Integrating Verified Data Sources

Accuracy is paramount when referencing older tax years. The data inside this guide derives from official releases, such as the IRS notice linked above and the IRS Data Book. That Data Book reports that the Service collected $3.5 trillion in gross revenues in fiscal 2019, with individual income taxes contributing $1.7 trillion. Such macro statistics help practitioners explain why compliance with the 2018 brackets matters: they underpin funding for federal programs and inform debates about future tax reforms.

Researchers evaluating TCJA impacts can also consult H.R. 1 on Congress.gov to confirm legislative intent. Comparing statutory language to IRS forms ensures you capture nuances, like the elimination of personal exemptions offset by higher standard deductions. Whenever a calculator or spreadsheet disagrees with source documents, reconcile the difference immediately, because a small mismatch now may trigger large penalties if you rely on the numbers in negotiations with the IRS.

Advanced Planning Considerations

High-income households evaluating Roth conversions, charitable lump-sum gifts, or harvesting long-term capital gains frequently revisit the 2018 brackets to measure the opportunity cost of acting before or after TCJA took effect. If a client filled the 24% bracket in 2018 with a Roth conversion, compare that rate to subsequent years to decide whether new conversions should be delayed. For charitably minded clients, note that 2018 allowed cash gifts up to 60% of AGI, so front-loading donations that year may have lowered taxable income enough to drop a client into the 22% bracket, altering carryforward schedules that still influence 2023 filings.

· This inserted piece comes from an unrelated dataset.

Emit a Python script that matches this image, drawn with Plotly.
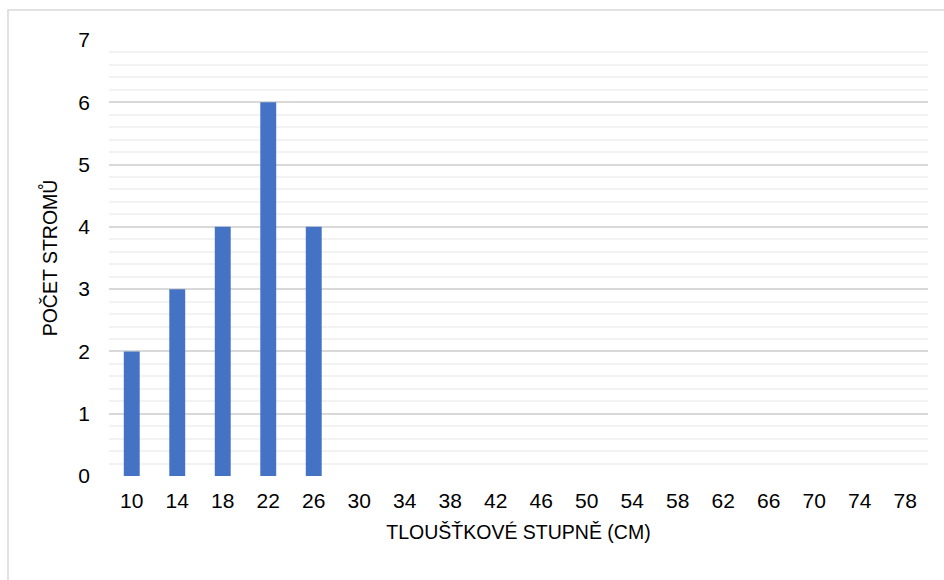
import plotly.graph_objects as go

categories = [str(v) for v in range(10, 79, 4)]
counts = [2, 3, 4, 6, 4, 0, 0, 0, 0, 0, 0, 0, 0, 0, 0, 0, 0, 0]
y_ticks = [0, 1, 2, 3, 4, 5, 6, 7]

FONT = "Liberation Sans Narrow, Arial Narrow, Liberation Sans, Arial, sans-serif"

fig = go.Figure()
fig.add_trace(go.Bar(x=categories, y=counts, marker=dict(color="#4472C4", line=dict(width=0)),
                     width=0.35))

fig.update_layout(
    width=944, height=580,
    margin=dict(l=109, r=16, t=40, b=104),
    paper_bgcolor="white", plot_bgcolor="white",
    font=dict(family=FONT, size=21, color="#000000"),
    showlegend=False,
    bargap=0.65,
    xaxis=dict(
        type="category", showgrid=False, zeroline=False, showline=False,
        ticks="", tickfont=dict(size=21), ticklabelstandoff=10,
        title=dict(text="TLOUŠŤKOVÉ STUPNĚ (CM)", font=dict(size=19.5), standoff=14),
    ),
    yaxis=dict(
        range=[0, 7], tickvals=y_ticks, showgrid=True, gridcolor="#D9D9D9", gridwidth=1.5,
        zeroline=False, showline=False, ticks="", tickfont=dict(size=21), ticklabelstandoff=18,
        minor=dict(dtick=0.2, showgrid=True, gridcolor="#F2F2F2", gridwidth=1.5),
        title=dict(text="POČET STROMŮ", font=dict(size=19.5), standoff=15),
    ),
    shapes=[dict(type="rect", xref="paper", yref="paper", x0=-101/819, x1=1.05, y0=-0.3, y1=1+30/436,
                 line=dict(color="#D9D9D9", width=1.5), fillcolor="rgba(0,0,0,0)", layer="below")],
)
fig.write_html("out.html")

State conformity also matters. Some states automatically adopted the new federal taxable income definitions, while others decoupled and retained personal exemptions. When recalculating 2018 federal tax, document whether the state return changed as well, because refunds or balances due at the state level may alter the deductibility of state income tax payments under the SALT cap.

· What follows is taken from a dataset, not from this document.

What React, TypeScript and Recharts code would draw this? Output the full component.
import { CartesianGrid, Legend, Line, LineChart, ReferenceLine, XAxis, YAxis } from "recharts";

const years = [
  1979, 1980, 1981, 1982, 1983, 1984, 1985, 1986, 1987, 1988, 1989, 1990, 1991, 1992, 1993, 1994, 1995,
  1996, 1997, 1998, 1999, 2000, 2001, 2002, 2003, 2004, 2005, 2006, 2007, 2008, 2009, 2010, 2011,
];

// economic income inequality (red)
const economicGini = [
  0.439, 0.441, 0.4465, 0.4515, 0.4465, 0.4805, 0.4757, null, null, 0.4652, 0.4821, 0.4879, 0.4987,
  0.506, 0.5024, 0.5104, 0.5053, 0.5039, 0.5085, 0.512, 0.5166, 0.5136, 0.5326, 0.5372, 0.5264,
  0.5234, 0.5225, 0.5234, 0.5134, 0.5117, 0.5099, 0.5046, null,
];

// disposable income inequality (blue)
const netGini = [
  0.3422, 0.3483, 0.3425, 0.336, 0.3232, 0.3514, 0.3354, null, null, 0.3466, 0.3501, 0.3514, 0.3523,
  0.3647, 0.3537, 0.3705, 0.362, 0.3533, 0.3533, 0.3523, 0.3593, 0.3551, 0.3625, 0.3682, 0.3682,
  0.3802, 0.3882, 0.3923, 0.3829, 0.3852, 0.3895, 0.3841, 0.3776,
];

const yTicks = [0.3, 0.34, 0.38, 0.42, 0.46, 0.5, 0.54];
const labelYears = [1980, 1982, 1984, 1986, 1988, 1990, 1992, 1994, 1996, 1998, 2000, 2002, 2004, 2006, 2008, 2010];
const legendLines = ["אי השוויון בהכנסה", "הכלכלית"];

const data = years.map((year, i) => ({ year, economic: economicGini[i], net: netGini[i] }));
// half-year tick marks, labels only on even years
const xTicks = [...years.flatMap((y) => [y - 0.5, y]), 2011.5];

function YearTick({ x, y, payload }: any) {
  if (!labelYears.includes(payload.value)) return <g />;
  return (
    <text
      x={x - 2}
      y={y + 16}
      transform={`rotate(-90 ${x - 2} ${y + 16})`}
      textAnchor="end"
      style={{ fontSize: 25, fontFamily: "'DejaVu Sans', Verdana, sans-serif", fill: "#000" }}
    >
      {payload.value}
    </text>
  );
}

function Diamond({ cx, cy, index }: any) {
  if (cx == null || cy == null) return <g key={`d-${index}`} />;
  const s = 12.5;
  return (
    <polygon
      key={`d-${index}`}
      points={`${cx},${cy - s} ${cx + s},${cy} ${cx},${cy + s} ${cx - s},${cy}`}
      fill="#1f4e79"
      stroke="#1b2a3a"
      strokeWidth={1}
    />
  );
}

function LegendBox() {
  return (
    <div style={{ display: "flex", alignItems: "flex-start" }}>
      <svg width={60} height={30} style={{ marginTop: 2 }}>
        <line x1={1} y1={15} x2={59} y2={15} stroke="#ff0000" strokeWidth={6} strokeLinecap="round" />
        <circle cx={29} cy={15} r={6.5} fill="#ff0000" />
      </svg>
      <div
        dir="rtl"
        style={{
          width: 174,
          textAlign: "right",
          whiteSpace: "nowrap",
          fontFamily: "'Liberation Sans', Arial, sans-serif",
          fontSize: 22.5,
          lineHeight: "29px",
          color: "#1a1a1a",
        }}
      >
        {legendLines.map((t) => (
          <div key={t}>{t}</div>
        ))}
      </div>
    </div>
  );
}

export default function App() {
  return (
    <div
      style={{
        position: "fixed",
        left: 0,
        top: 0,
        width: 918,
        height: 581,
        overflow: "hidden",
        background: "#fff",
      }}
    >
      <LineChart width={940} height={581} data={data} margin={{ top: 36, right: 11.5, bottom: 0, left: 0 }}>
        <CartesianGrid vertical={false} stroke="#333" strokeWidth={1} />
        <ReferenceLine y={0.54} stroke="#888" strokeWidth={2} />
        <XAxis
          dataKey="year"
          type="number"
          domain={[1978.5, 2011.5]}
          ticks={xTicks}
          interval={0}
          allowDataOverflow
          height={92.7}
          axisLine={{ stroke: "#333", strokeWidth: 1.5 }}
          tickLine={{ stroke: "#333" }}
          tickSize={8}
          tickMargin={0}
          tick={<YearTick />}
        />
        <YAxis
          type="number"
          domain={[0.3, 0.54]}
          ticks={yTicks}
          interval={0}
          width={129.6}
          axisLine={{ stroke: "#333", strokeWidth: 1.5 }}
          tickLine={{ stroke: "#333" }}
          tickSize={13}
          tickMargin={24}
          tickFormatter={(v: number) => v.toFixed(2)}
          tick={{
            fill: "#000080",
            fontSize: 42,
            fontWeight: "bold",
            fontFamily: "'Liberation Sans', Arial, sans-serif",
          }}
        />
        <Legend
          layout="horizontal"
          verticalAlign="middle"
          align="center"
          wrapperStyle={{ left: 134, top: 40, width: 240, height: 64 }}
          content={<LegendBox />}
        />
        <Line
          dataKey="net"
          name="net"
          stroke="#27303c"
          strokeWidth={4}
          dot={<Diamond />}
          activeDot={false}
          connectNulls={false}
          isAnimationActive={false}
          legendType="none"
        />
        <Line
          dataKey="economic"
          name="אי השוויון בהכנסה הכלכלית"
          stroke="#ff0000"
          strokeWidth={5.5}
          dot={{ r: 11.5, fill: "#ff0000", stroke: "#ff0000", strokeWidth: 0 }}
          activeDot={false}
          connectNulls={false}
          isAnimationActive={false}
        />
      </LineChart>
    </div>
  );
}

Common Mistakes When Recreating 2018 Calculations

Professionals revisiting 2018 returns often trip over the following pitfalls:

  • Applying 2019 or later standard deduction amounts, which were larger and can overstate taxable income reductions.
  • Forgetting the suspension of miscellaneous itemized deductions subject to the 2% floor, which no longer decreased AGI in 2018.
  • Misapplying the child tax credit rules: 2018 increased the credit to $2,000 per qualifying child and raised the phaseout threshold to $200,000 single or $400,000 joint.

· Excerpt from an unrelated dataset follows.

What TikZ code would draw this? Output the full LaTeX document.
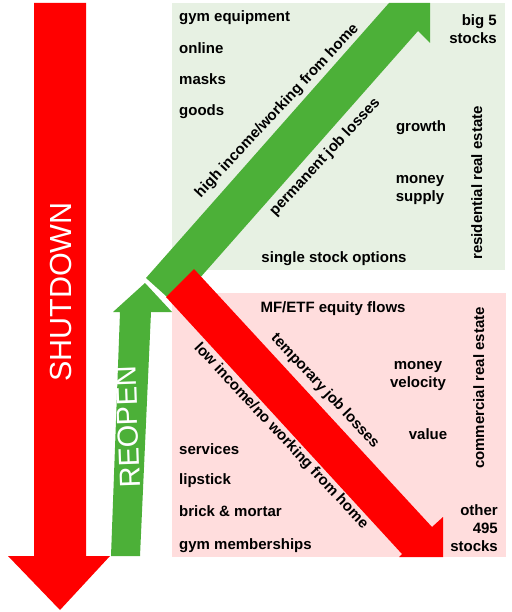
\documentclass[tikz,border=0pt]{standalone}
\usepackage{fontspec}
\setmainfont{Liberation Sans}
\definecolor{arrowred}{RGB}{255,0,0}
\definecolor{arrowgreen}{RGB}{76,176,56}
\definecolor{greenbg}{RGB}{231,241,227}
\definecolor{pinkbg}{RGB}{255,221,221}
\begin{document}
\begin{tikzpicture}[x=1pt,y=-1pt,
  lbl/.style={font=\bfseries\fontsize{15}{18}\selectfont, inner sep=0pt, text height=11pt, text depth=3pt},
  lbls/.style={font=\bfseries\fontsize{15}{18}\selectfont, inner sep=0pt},
  bigword/.style={text=white, font=\fontsize{30.5}{31}\selectfont, inner sep=0pt}]
\useasboundingbox (0,0) rectangle (511,612);

% panels
\fill[greenbg] (172,3) rectangle (505,270);
\fill[pinkbg] (172,293) rectangle (506,557);

% arrows
\fill[arrowred] (34,3) -- (86,3) -- (86,556) -- (110,556) -- (60,610) -- (8,556) -- (34,556) -- cycle;
\fill[arrowgreen] (111,556) -- (140,556) -- (151,312) -- (172,312) -- (145,283) -- (113,312) -- (120,312) -- cycle;
\fill[arrowgreen] (146,278) -- (389,3) -- (430,3) -- (430,43) -- (418,31) -- (176,305) -- cycle;
\fill[arrowred] (166,297) -- (194,269) -- (432,527) -- (443,517) -- (443,557) -- (399,557) -- (402,554) -- cycle;

\node[bigword, rotate=90] (shutdown) at (61,292) {SHUTDOWN};
\node[bigword, rotate=92, font=\fontsize{29}{29}\selectfont] (reopen) at (128,427) {REOPEN};

% green panel
\node[lbl, anchor=west] (gymequip) at (179,18) {gym equipment};
\node[lbl, anchor=west] (online) at (179,50) {online};
\node[lbl, anchor=west] (masks) at (179,81) {masks};
\node[lbl, anchor=west] (goods) at (179,112) {goods};
\node[lbls, align=right, anchor=east] (bigfive) at (497,29) {big 5\\stocks};
\node[lbl] (growth) at (421,128) {growth};
\node[lbls, align=center] (supply) at (420,190) {money\\supply};
\node[lbl] (options) at (334,258) {single stock options};
\node[lbl, rotate=90] (residential) at (478,183) {residential real estate};
\node[lbl, rotate=47] (highincome) at (277,111) {high income/working from home};
\node[lbl, rotate=47] (permanent) at (325,157) {permanent job losses};

% pink panel
\node[lbl, anchor=center] (flows) at (333,308) {MF/ETF equity flows};
\node[lbl, rotate=-47] (temporary) at (325,391) {temporary job losses};
\node[lbl, rotate=-47] (lowincome) at (281,436) {low income/no working from home};
\node[lbls, align=center] (velocity) at (418,376) {money\\velocity};
\node[lbl] (value) at (428,435) {value};
\node[lbl, rotate=90] (commercial) at (480,388) {commercial real estate};
\node[lbls, align=right, anchor=east] (other) at (498,528) {other\\495\\stocks};
\node[lbl, anchor=west] (services) at (179,450) {services};
\node[lbl, anchor=west] (lipstick) at (179,480) {lipstick};
\node[lbl, anchor=west] (brick) at (179,512) {brick \& mortar};
\node[lbl, anchor=west] (gymmember) at (179,545) {gym memberships};
\end{tikzpicture}
\end{document}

Always cross-check IRS instructions using the archived copies at IRS.gov Form 1040 resources. Those documents include worksheets for qualified dividends and capital gains, alternative minimum tax, and credit calculations that frequently change from year to year.

Documenting Your Workpaper Trail

When recalculating a historical return, maintain a workpaper that mirrors the calculator outputs. Start with a cover sheet summarizing gross income, adjustments, deductions, taxable income, total tax, payments, and refunds. Attach supporting statements for each deduction, especially casualty losses or itemized deductions limited by the SALT cap. Provide a screenshot of the calculator’s chart or replicate it in Excel to visualize how each bracket contributed to the final liability. This documentation helps if the IRS requests substantiation or if another professional must review your analysis later.

Finally, interpret the results for the taxpayer. The calculator may show that a client was in the 32% marginal bracket, but their effective rate was 21%. Explaining that difference builds trust and encourages clients to make data-driven decisions. Whether you are amending a 2018 return or comparing historical liabilities, a disciplined approach anchored in official data ensures accuracy and credibility.